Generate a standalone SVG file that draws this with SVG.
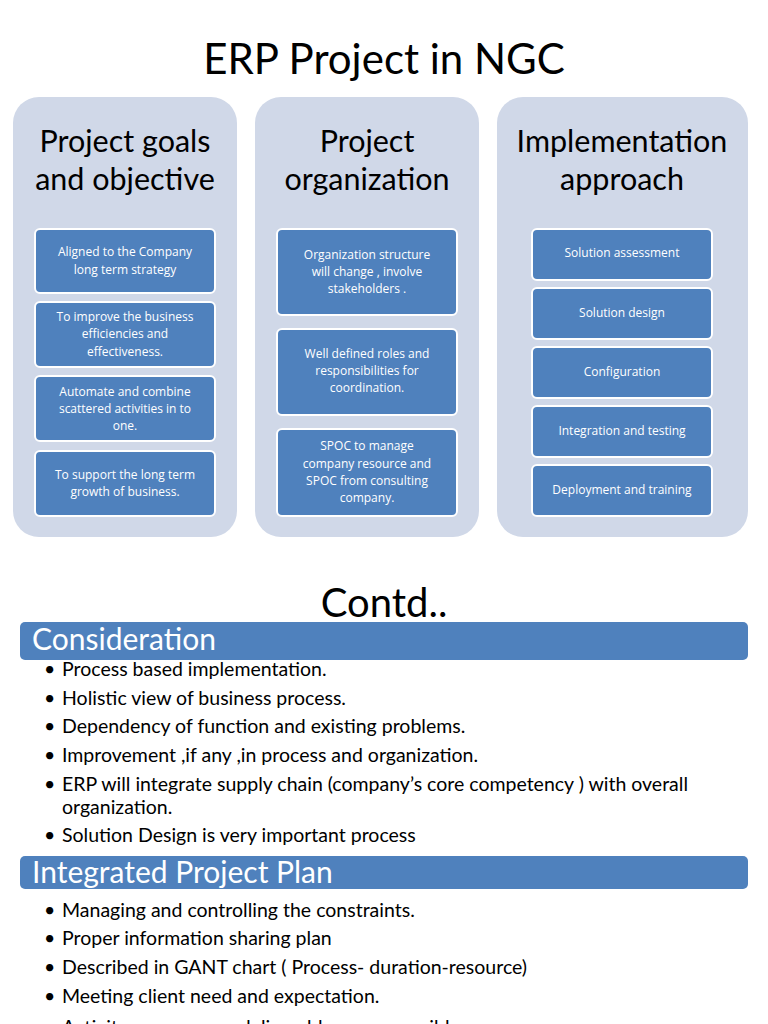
<svg xmlns="http://www.w3.org/2000/svg" width="768" height="1024" viewBox="0 0 768 1024">
<style>
text{font-family:Lato,"Open Sans",sans-serif}
.panel{fill:#d0d8e8}
.box{fill:#4f81bd;stroke:#fff;stroke-width:2}
.bt{fill:#fff;font-size:12px;text-anchor:middle;font-family:"Open Sans",sans-serif}
.ph{fill:#000;font-size:30.5px;text-anchor:middle}
.bar{fill:#4f81bd}
.bh{fill:#fff;font-size:30px}
.li{fill:#000;font-size:19.5px}
</style>
<rect width="768" height="1024" fill="#fff"/>
<text x="384" y="74" font-size="42" text-anchor="middle">ERP Project in NGC</text>
<g id="panel1">
<rect class="panel" x="13" y="97" width="224" height="440" rx="26"/>
<text class="ph" x="125" y="152">Project goals</text>
<text class="ph" x="125" y="190">and objective</text>
<g id="n1a"><rect class="box" x="35" y="229" width="180" height="64" rx="5"/><text class="bt" x="125" y="256">Aligned to  the Company</text><text class="bt" x="125" y="274">long term strategy</text></g>
<g id="n1b"><rect class="box" x="35" y="302" width="180" height="65" rx="5"/><text class="bt" x="125" y="321">To improve the business</text><text class="bt" x="125" y="338">efficiencies and</text><text class="bt" x="125" y="356">effectiveness.</text></g>
<g id="n1c"><rect class="box" x="35" y="376" width="180" height="65" rx="5"/><text class="bt" x="125" y="396">Automate and combine</text><text class="bt" x="125" y="413">scattered activities in to</text><text class="bt" x="125" y="430">one.</text></g>
<g id="n1d"><rect class="box" x="35" y="451" width="180" height="65" rx="5"/><text class="bt" x="125" y="479">To support the long term</text><text class="bt" x="125" y="496">growth of business.</text></g>
</g>
<g id="panel2">
<rect class="panel" x="255" y="97" width="224" height="440" rx="26"/>
<text class="ph" x="367" y="152">Project</text>
<text class="ph" x="367" y="190">organization</text>
<g id="n2a"><rect class="box" x="277" y="229" width="180" height="86" rx="5"/><text class="bt" x="367" y="259">Organization structure</text><text class="bt" x="367" y="276">will change , involve</text><text class="bt" x="367" y="293">stakeholders .</text></g>
<g id="n2b"><rect class="box" x="277" y="329" width="180" height="86" rx="5"/><text class="bt" x="367" y="358">Well defined roles and</text><text class="bt" x="367" y="375">responsibilities for</text><text class="bt" x="367" y="392">coordination.</text></g>
<g id="n2c"><rect class="box" x="277" y="429" width="180" height="87" rx="5"/><text class="bt" x="367" y="450">SPOC to manage</text><text class="bt" x="367" y="468">company resource and</text><text class="bt" x="367" y="485">SPOC from consulting</text><text class="bt" x="367" y="502">company.</text></g>
</g>
<g id="panel3">
<rect class="panel" x="497" y="97" width="251" height="440" rx="26"/>
<text class="ph" x="622" y="152">Implementation</text>
<text class="ph" x="622" y="190">approach</text>
<g id="n3a"><rect class="box" x="532" y="229" width="180" height="51" rx="5"/><text class="bt" x="622" y="257">Solution assessment</text></g>
<g id="n3b"><rect class="box" x="532" y="288" width="180" height="51" rx="5"/><text class="bt" x="622" y="317">Solution design</text></g>
<g id="n3c"><rect class="box" x="532" y="347" width="180" height="51" rx="5"/><text class="bt" x="622" y="376">Configuration</text></g>
<g id="n3d"><rect class="box" x="532" y="406" width="180" height="51" rx="5"/><text class="bt" x="622" y="435">Integration and testing</text></g>
<g id="n3e"><rect class="box" x="532" y="465" width="180" height="51" rx="5"/><text class="bt" x="622" y="494">Deployment and training</text></g>
</g>
<g id="connectors"></g>
<text x="384" y="617" font-size="40" text-anchor="middle">Contd..</text>
<g id="consideration">
<rect class="bar" x="20" y="622" width="728" height="38" rx="5"/>
<text class="bh" x="32" y="650">Consideration</text>
<g class="li">
<text x="44" y="676">•</text><text x="62" y="676">Process based implementation.</text>
<text x="44" y="705">•</text><text x="62" y="705">Holistic view of business process.</text>
<text x="44" y="733">•</text><text x="62" y="733">Dependency of function and existing problems.</text>
<text x="44" y="762">•</text><text x="62" y="762">Improvement ,if any ,in process and organization.</text>
<text x="44" y="791">•</text><text x="62" y="791">ERP will integrate supply chain (company’s core competency ) with overall</text>
<text x="62" y="814">organization.</text>
<text x="44" y="842">•</text><text x="62" y="842">Solution Design is very important process</text>
</g>
</g>
<g id="plan">
<rect class="bar" x="20" y="856" width="728" height="33" rx="5"/>
<text class="bh" x="32" y="883">Integrated Project Plan</text>
<g class="li">
<text x="44" y="917">•</text><text x="62" y="917">Managing and controlling the constraints.</text>
<text x="44" y="945">•</text><text x="62" y="945">Proper information sharing plan</text>
<text x="44" y="974">•</text><text x="62" y="974">Described in GANT chart ( Process- duration-resource)</text>
<text x="44" y="1003">•</text><text x="62" y="1003">Meeting client need and expectation.</text>
<text x="44" y="1034">•</text><text x="62" y="1034">Activity – purpose – deliverables – responsible</text>
</g>
</g>
</svg>
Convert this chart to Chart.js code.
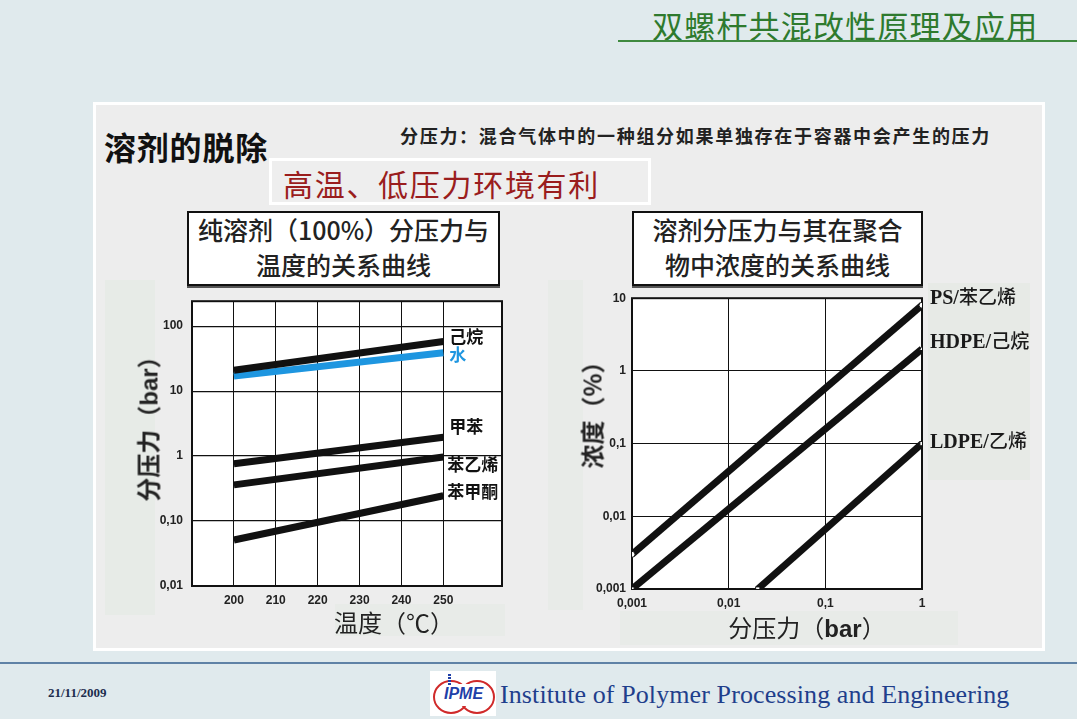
<!DOCTYPE html>
<html>
<head>
<meta charset="utf-8">
<script src="https://cdn.jsdelivr.net/npm/chart.js@4.4.1/dist/chart.umd.min.js"></script>
<style>
  html,body{margin:0;padding:0;}
  body{width:1077px;height:719px;background:#e0eaed;position:relative;overflow:hidden;font-family:"Noto Sans CJK SC","Noto Sans",sans-serif;}
  .abs{position:absolute;white-space:nowrap;}
  .cjk{font-family:"Noto Sans CJK SC",sans-serif;}
  .serif{font-family:"Liberation Serif","Noto Sans CJK SC",serif;}
</style>
</head>
<body>
<script>
// ---------- Left chart data: vapour pressure of pure solvents vs temperature ----------
const tempX = [200, 250];
const tempTicks = [200, 210, 220, 230, 240, 250];
const pressureTicksLeft = [0.01, 0.1, 1, 10, 100];
const pressureTickLabelsLeft = ['0,01', '0,10', '1', '10', '100'];
const leftSeriesNames = ['己烷', '水', '甲苯', '苯乙烯', '苯甲酮'];
const hexane  = [21, 58];
const water   = [17, 39];
const toluene = [0.76, 1.95];
const styrene = [0.36, 0.97];
const ketone  = [0.051, 0.245];

// ---------- Right chart data: concentration in polymer vs partial pressure ----------
const partialTicks = [0.001, 0.01, 0.1, 1];
const partialTickLabels = ['0,001', '0,01', '0,1', '1'];
const concTicks = [0.001, 0.01, 0.1, 1, 10];
const concTickLabels = ['0,001', '0,01', '0,1', '1', '10'];
const rightSeriesNames = ['PS/苯乙烯', 'HDPE/己烷', 'LDPE/乙烯'];
const psX   = [0.001, 1];
const psY   = [0.003, 8];
const hdpeX = [0.001, 1];
const hdpeY = [0.001, 2];
const ldpeX = [0.02, 1];
const ldpeY = [0.001, 0.1];
</script>

<!-- slide decoration -->
<div class="abs cjk" style="left:652px;top:2px;font-size:31px;color:#2e7a2e;letter-spacing:1.2px;">双螺杆共混改性原理及应用</div>
<div class="abs" style="left:618px;top:40px;width:459px;height:2px;background:#3f8a3f;"></div>

<div class="abs" style="left:93px;top:102px;width:946px;height:543px;border:3px solid #ffffff;background:#ededed;"></div>
<!-- faint patches -->
<div class="abs" style="left:105px;top:280px;width:50px;height:335px;background:#e7ebe7;"></div>
<div class="abs" style="left:548px;top:280px;width:35px;height:330px;background:#e8ebe8;"></div>
<div class="abs" style="left:335px;top:604px;width:170px;height:32px;background:#e8ebe8;"></div>
<div class="abs" style="left:620px;top:611px;width:338px;height:34px;background:#e8ebe8;"></div>
<div class="abs" style="left:928px;top:283px;width:102px;height:197px;background:#e7eae6;"></div>

<div class="abs cjk" style="left:104px;top:123px;font-size:32px;font-weight:700;color:#111;letter-spacing:0.8px;">溶剂的脱除</div>
<div class="abs cjk" style="left:400px;top:122px;font-size:18px;font-weight:700;color:#222;letter-spacing:1.7px;">分压力：混合气体中的一种组分如果单独存在于容器中会产生的压力</div>

<div class="abs" style="left:269px;top:158px;width:376px;height:41px;border:3px solid #fff;background:#eeeeee;"></div>
<div class="abs cjk" style="left:283px;top:161px;font-size:30px;color:#9a1d1d;letter-spacing:1.7px;">高温、低压力环境有利</div>

<div class="abs" style="left:187px;top:211px;width:309px;height:71px;border:2px solid #111;background:#fff;box-shadow:0 2px 0 #555;"></div>
<div class="abs cjk" style="left:187px;top:212px;width:313px;text-align:center;font-size:25px;font-weight:500;color:#222;line-height:35px;">纯溶剂（100%）分压力与<br>温度的关系曲线</div>

<div class="abs" style="left:632px;top:211px;width:287px;height:71px;border:2px solid #111;background:#fff;box-shadow:0 2px 0 #555;"></div>
<div class="abs cjk" style="left:632px;top:212px;width:291px;text-align:center;font-size:25px;font-weight:500;color:#222;line-height:35px;">溶剂分压力与其在聚合<br>物中浓度的关系曲线</div>

<!-- chart containers -->
<div class="abs" style="left:100px;top:285px;width:420px;height:330px;"><canvas id="leftChart"></canvas></div>
<div class="abs" style="left:570px;top:285px;width:380px;height:330px;"><canvas id="rightChart"></canvas></div>

<!-- axis titles -->
<div class="abs cjk" style="left:147px;top:423px;transform:translate(-50%,-50%) rotate(-90deg);font-size:24px;font-weight:700;color:#222;">分压力（<span style="font-family:'Liberation Sans';">bar</span>）</div>
<div class="abs cjk" style="left:394px;top:621px;transform:translate(-50%,-50%);font-size:24px;color:#222;">温度（℃）</div>
<div class="abs cjk" style="left:591px;top:409px;transform:translate(-50%,-50%) rotate(-90deg);font-size:24px;font-weight:700;color:#222;">浓度（%）</div>
<div class="abs cjk" style="left:807px;top:626px;transform:translate(-50%,-50%);font-size:24px;color:#222;">分压力（<span style="font-family:'Liberation Sans';font-weight:700;">bar</span>）</div>

<!-- series labels -->
<div id="leftLabels"></div>
<div id="rightLabels"></div>

<!-- footer -->
<div class="abs" style="left:0;top:662px;width:1077px;height:2px;background:#5f82a6;"></div>
<div class="abs serif" style="left:48px;top:685px;font-size:13px;font-weight:700;color:#1d2d4d;">21/11/2009</div>
<div class="abs" style="left:430px;top:671px;width:66px;height:45px;background:#fff;">
  <div class="abs" style="left:3px;top:9px;width:32px;height:30px;border:2px solid #d02a2a;border-radius:50%;"></div>
  <div class="abs" style="left:29px;top:9px;width:32px;height:30px;border:2px solid #d02a2a;border-radius:50%;"></div>
  <div class="abs" style="left:14px;top:13px;width:38px;height:22px;background:#fff;border-radius:8px;"></div>
  <div class="abs" style="left:14px;top:14px;font-family:'Liberation Sans';font-style:italic;font-weight:700;font-size:16px;color:#1f3fa8;">IPME</div>
  <div class="abs" style="left:18px;top:3px;width:3px;height:12px;background:repeating-linear-gradient(#1f3fa8 0 2px,#fff 2px 3px);"></div>
</div>
<div class="abs serif" style="left:500px;top:680px;font-size:26px;color:#1f3f8c;letter-spacing:0.1px;">Institute of Polymer Processing and Engineering</div>

<script>
Chart.defaults.animation = false;
Chart.defaults.font.family = '"Liberation Sans","Arial",sans-serif';

const framePlugin = {
  id: 'frame',
  beforeDraw(chart) {
    const a = chart.chartArea, c = chart.ctx;
    c.save(); c.fillStyle = '#ffffff';
    c.fillRect(a.left, a.top, a.right - a.left, a.bottom - a.top);
    c.restore();
  },
  beforeDatasetsDraw(chart) {
    const a = chart.chartArea, c = chart.ctx;
    c.save(); c.strokeStyle = '#111'; c.lineWidth = 2;
    c.strokeRect(a.left, a.top, a.right - a.left, a.bottom - a.top);
    c.restore();
  }
};

function fixedTicks(values) {
  return function(scale) { scale.ticks = values.map(v => ({ value: v })); };
}
function labelFor(values, labels) {
  return function(value) {
    const i = values.findIndex(v => Math.abs(v - value) / v < 1e-6);
    return i >= 0 ? labels[i] : '';
  };
}
const tickFont = { size: 12, weight: 'bold', family: '"Liberation Sans",Arial,sans-serif' };

function pts(xs, ys) { return xs.map((x, i) => ({ x: x, y: ys[i] })); }

const leftColors = ['#111111', '#1e96e0', '#111111', '#111111', '#111111'];
const leftData = [hexane, water, toluene, styrene, ketone];

const leftChart = new Chart(document.getElementById('leftChart'), {
  type: 'scatter',
  data: {
    datasets: leftData.map((ys, k) => ({
      label: leftSeriesNames[k],
      data: pts(tempX, ys),
      showLine: true,
      borderColor: leftColors[k],
      backgroundColor: leftColors[k],
      borderWidth: 7,
      pointRadius: 0,
      borderCapStyle: 'butt'
    }))
  },
  options: {
    responsive: true, maintainAspectRatio: false,
    layout: { padding: { left: 0, top: 12, right: 18, bottom: 0 } },
    plugins: { legend: { display: false }, tooltip: { enabled: false } },
    scales: {
      x: {
        type: 'linear', min: 190, max: 264,
        afterBuildTicks: fixedTicks(tempTicks),
        afterFit(s) { s.height = 29; },
        grid: { color: '#111', lineWidth: 1, drawTicks: false },
        border: { display: false },
        ticks: { font: tickFont, color: '#222', padding: 7, maxRotation: 0, callback: v => String(v) }
      },
      y: {
        type: 'logarithmic', min: 0.01, max: 242,
        afterBuildTicks: fixedTicks(pressureTicksLeft),
        afterFit(s) { s.width = 92; },
        grid: { color: '#111', lineWidth: 1.2, drawTicks: false },
        border: { display: false },
        ticks: { font: tickFont, color: '#222', padding: 9, callback: labelFor(pressureTicksLeft, pressureTickLabelsLeft) }
      }
    }
  },
  plugins: [framePlugin]
});

const rightMarkers = [['circle', 'circle'], ['rect', 'triangle'], ['rect', 'rect']];
const rightData = [pts(psX, psY), pts(hdpeX, hdpeY), pts(ldpeX, ldpeY)];

const rightChart = new Chart(document.getElementById('rightChart'), {
  type: 'scatter',
  data: {
    datasets: rightData.map((d, k) => ({
      label: rightSeriesNames[k],
      data: d,
      showLine: true,
      borderColor: '#111',
      borderWidth: 7,
      borderCapStyle: 'butt',
      pointRadius: 3,
      pointStyle: rightMarkers[k],
      pointBackgroundColor: '#fff',
      pointBorderColor: '#111',
      pointBorderWidth: 1
    }))
  },
  options: {
    responsive: true, maintainAspectRatio: false,
    layout: { padding: { left: 0, top: 11, right: 28, bottom: 0 } },
    plugins: { legend: { display: false }, tooltip: { enabled: false } },
    scales: {
      x: {
        type: 'logarithmic', min: 0.001, max: 1,
        afterBuildTicks: fixedTicks(partialTicks),
        afterFit(s) { s.height = 26; },
        grid: { color: '#111', lineWidth: 1, drawTicks: false },
        border: { display: false },
        ticks: { font: tickFont, color: '#222', padding: 7, maxRotation: 0, callback: labelFor(partialTicks, partialTickLabels) }
      },
      y: {
        type: 'logarithmic', min: 0.001, max: 10,
        afterBuildTicks: fixedTicks(concTicks),
        afterFit(s) { s.width = 62; },
        grid: { color: '#111', lineWidth: 1, drawTicks: false },
        border: { display: false },
        ticks: { font: tickFont, color: '#222', padding: 6, callback: labelFor(concTicks, concTickLabels) }
      }
    }
  },
  plugins: [framePlugin]
});

// series labels anchored to the last point of each dataset
function placeLabels(chart, containerId, canvasLeft, canvasTop, offsets, styleFn) {
  const box = document.getElementById(containerId);
  chart.data.datasets.forEach((ds, k) => {
    const last = ds.data[ds.data.length - 1];
    const px = chart.scales.x.getPixelForValue(last.x) + canvasLeft + offsets[k][0];
    const py = chart.scales.y.getPixelForValue(last.y) + canvasTop + offsets[k][1];
    const el = document.createElement('div');
    el.className = 'abs';
    el.style.left = px + 'px';
    el.style.top = py + 'px';
    el.style.lineHeight = '1';
    el.style.transform = 'translateY(-50%)';
    el.innerHTML = styleFn(ds.label, k);
    box.appendChild(el);
  });
}
placeLabels(leftChart, 'leftLabels', 100, 285,
  [[6, -7], [6, 0], [6, -12], [4, 6], [4, -6]],
  (t, k) => '<span class="cjk" style="font-size:17px;font-weight:700;color:' + (k === 1 ? '#1e96e0' : '#111') + ';">' + t + '</span>');
placeLabels(rightChart, 'rightLabels', 570, 285,
  [[8, -9], [8, -9], [8, -4]],
  (t) => { const p = t.split('/'); return '<span style="font-family:\'Liberation Serif\';font-size:20px;font-weight:700;color:#1a1a1a;">' + p[0] + '/</span><span class="cjk" style="font-size:19px;font-weight:500;color:#1a1a1a;">' + p[1] + '</span>'; });
</script>
</body>
</html>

Exercise aim: Pull every line containing the word "this" out of the material and copy it.

Exercise answer:
Generate a standalone SVG file that draws this with SVG.
Convert this chart to Chart.js code.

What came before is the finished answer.